── Data provided ──

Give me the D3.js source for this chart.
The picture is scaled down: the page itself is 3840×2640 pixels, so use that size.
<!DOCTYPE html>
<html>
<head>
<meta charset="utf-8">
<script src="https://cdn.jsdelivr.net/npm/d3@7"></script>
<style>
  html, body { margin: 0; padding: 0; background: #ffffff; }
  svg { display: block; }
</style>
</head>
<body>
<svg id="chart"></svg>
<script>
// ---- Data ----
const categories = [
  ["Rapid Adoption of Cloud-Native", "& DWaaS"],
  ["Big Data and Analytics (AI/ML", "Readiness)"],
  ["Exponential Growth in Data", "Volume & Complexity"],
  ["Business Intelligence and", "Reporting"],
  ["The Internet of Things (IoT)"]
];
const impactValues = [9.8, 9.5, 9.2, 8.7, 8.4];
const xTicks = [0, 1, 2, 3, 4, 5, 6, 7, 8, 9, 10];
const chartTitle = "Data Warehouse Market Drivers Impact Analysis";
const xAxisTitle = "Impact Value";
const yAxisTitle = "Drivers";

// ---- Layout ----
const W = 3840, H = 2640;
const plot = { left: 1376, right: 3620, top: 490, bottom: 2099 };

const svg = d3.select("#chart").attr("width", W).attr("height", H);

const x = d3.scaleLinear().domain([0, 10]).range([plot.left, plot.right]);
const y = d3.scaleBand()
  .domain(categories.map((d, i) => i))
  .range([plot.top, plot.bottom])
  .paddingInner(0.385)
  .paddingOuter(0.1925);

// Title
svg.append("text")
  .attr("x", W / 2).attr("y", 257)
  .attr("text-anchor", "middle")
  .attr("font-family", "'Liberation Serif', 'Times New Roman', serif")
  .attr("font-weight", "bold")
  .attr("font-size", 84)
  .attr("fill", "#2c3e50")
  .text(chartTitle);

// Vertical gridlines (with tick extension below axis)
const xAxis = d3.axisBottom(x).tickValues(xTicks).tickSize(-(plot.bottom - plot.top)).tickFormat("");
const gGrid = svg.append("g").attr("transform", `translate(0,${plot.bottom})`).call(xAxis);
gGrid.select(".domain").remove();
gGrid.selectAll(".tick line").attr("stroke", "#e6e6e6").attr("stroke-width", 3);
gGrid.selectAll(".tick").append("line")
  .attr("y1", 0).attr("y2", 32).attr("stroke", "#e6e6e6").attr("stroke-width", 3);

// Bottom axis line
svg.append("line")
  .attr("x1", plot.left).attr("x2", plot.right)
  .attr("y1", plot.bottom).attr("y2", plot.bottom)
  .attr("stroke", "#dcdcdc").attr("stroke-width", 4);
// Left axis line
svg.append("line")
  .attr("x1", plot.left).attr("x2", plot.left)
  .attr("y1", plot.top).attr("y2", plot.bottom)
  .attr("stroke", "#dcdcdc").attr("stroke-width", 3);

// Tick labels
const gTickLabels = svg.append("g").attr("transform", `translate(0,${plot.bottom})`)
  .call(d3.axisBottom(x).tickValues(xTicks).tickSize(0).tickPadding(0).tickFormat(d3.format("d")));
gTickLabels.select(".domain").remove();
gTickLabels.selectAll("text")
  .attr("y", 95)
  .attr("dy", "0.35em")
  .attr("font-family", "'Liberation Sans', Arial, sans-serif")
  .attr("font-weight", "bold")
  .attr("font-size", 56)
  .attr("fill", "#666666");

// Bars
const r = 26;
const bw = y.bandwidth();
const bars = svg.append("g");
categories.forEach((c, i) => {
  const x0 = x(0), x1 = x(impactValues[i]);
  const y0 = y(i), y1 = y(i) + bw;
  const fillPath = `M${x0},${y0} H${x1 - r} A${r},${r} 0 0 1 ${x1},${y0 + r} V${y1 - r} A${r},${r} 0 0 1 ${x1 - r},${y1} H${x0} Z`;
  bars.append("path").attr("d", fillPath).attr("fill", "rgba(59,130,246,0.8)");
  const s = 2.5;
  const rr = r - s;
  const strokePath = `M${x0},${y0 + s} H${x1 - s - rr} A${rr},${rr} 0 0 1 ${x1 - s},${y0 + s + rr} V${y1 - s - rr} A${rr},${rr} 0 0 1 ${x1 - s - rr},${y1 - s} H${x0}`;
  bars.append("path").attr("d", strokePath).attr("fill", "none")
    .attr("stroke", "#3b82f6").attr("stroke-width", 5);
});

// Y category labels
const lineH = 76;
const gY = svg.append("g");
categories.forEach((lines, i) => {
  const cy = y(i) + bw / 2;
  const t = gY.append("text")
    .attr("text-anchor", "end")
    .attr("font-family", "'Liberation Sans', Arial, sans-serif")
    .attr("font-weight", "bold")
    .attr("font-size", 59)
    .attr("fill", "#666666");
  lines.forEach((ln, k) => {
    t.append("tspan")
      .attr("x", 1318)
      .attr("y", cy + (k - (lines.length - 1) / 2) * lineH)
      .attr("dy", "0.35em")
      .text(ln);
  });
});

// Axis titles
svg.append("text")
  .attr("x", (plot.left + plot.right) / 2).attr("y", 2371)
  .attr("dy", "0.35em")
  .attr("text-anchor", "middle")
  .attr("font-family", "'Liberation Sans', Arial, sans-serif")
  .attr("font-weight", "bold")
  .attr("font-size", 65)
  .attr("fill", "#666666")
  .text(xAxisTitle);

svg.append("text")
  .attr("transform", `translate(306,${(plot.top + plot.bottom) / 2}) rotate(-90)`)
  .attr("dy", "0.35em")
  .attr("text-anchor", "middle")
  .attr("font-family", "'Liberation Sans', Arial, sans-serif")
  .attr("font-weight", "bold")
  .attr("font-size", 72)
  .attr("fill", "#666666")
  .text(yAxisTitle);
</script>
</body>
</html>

───
── Data provided ──

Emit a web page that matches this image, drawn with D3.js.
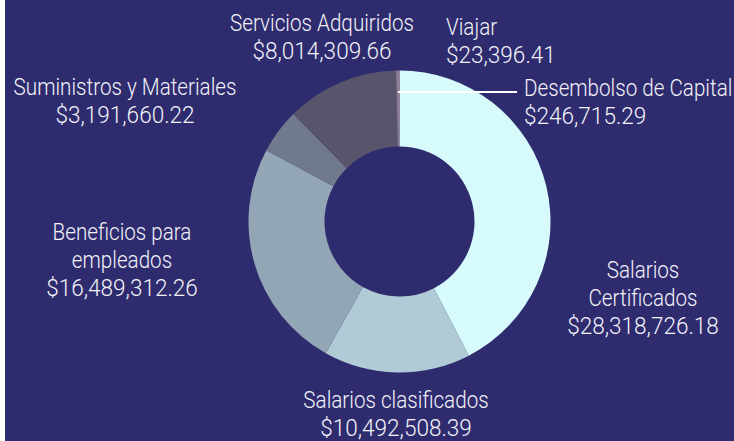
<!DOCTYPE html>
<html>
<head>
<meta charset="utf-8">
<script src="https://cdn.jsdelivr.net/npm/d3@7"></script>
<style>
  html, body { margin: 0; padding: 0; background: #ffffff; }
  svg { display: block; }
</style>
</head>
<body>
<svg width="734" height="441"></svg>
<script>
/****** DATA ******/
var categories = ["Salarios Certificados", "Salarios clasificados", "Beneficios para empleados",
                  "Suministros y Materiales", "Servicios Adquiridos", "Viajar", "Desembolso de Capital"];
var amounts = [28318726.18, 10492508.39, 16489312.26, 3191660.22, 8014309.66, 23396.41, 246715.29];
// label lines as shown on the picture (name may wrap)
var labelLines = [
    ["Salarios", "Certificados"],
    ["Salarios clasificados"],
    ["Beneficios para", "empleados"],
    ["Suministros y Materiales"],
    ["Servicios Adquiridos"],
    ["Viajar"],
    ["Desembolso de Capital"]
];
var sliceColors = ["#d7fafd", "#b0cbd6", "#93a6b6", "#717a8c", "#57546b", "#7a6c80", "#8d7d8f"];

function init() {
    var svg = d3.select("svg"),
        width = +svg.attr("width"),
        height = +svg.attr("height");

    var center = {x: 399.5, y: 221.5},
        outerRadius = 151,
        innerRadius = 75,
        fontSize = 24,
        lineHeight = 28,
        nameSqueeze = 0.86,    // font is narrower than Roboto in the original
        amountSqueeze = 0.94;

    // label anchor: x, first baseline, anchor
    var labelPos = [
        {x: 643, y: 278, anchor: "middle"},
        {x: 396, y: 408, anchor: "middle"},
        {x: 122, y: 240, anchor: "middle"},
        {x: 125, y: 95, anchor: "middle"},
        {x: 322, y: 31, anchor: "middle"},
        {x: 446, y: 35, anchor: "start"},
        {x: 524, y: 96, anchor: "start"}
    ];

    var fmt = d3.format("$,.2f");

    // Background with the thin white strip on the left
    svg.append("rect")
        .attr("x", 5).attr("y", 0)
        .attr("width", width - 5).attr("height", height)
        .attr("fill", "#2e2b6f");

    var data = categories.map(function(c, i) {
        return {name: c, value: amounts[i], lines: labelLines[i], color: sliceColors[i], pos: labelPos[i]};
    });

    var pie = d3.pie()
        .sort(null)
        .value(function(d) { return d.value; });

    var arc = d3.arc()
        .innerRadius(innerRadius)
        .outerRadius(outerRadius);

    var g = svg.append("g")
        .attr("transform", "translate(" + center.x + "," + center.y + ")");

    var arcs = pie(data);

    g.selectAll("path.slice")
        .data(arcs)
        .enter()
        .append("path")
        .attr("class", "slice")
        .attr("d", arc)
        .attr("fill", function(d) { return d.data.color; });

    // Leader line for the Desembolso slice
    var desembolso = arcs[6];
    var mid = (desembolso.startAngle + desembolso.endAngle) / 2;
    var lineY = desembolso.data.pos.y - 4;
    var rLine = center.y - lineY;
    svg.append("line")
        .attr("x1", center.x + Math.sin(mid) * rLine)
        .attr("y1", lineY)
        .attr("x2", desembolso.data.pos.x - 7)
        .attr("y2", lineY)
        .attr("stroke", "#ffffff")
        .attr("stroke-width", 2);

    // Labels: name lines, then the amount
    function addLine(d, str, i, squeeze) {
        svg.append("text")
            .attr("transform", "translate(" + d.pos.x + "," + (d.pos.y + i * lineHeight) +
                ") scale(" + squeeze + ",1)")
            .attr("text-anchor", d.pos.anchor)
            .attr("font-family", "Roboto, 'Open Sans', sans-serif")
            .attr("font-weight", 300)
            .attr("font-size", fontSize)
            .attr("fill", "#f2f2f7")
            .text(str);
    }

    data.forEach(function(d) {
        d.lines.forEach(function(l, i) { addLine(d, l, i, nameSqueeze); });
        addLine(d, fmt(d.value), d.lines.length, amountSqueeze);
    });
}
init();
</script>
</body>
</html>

───

The exercise:
Only the lines from the one with "Emit a web page" through the one with "amountSqueeze = 0.94;", both included, go in the copy, exactly as written. Leave the pictures behind.

Reply:
Emit a web page that matches this image, drawn with D3.js.
<!DOCTYPE html>
<html>
<head>
<meta charset="utf-8">
<script src="https://cdn.jsdelivr.net/npm/d3@7"></script>
<style>
  html, body { margin: 0; padding: 0; background: #ffffff; }
  svg { display: block; }
</style>
</head>
<body>
<svg width="734" height="441"></svg>
<script>
/****** DATA ******/
var categories = ["Salarios Certificados", "Salarios clasificados", "Beneficios para empleados",
                  "Suministros y Materiales", "Servicios Adquiridos", "Viajar", "Desembolso de Capital"];
var amounts = [28318726.18, 10492508.39, 16489312.26, 3191660.22, 8014309.66, 23396.41, 246715.29];
// label lines as shown on the picture (name may wrap)
var labelLines = [
    ["Salarios", "Certificados"],
    ["Salarios clasificados"],
    ["Beneficios para", "empleados"],
    ["Suministros y Materiales"],
    ["Servicios Adquiridos"],
    ["Viajar"],
    ["Desembolso de Capital"]
];
var sliceColors = ["#d7fafd", "#b0cbd6", "#93a6b6", "#717a8c", "#57546b", "#7a6c80", "#8d7d8f"];

function init() {
    var svg = d3.select("svg"),
        width = +svg.attr("width"),
        height = +svg.attr("height");

    var center = {x: 399.5, y: 221.5},
        outerRadius = 151,
        innerRadius = 75,
        fontSize = 24,
        lineHeight = 28,
        nameSqueeze = 0.86,    // font is narrower than Roboto in the original
        amountSqueeze = 0.94;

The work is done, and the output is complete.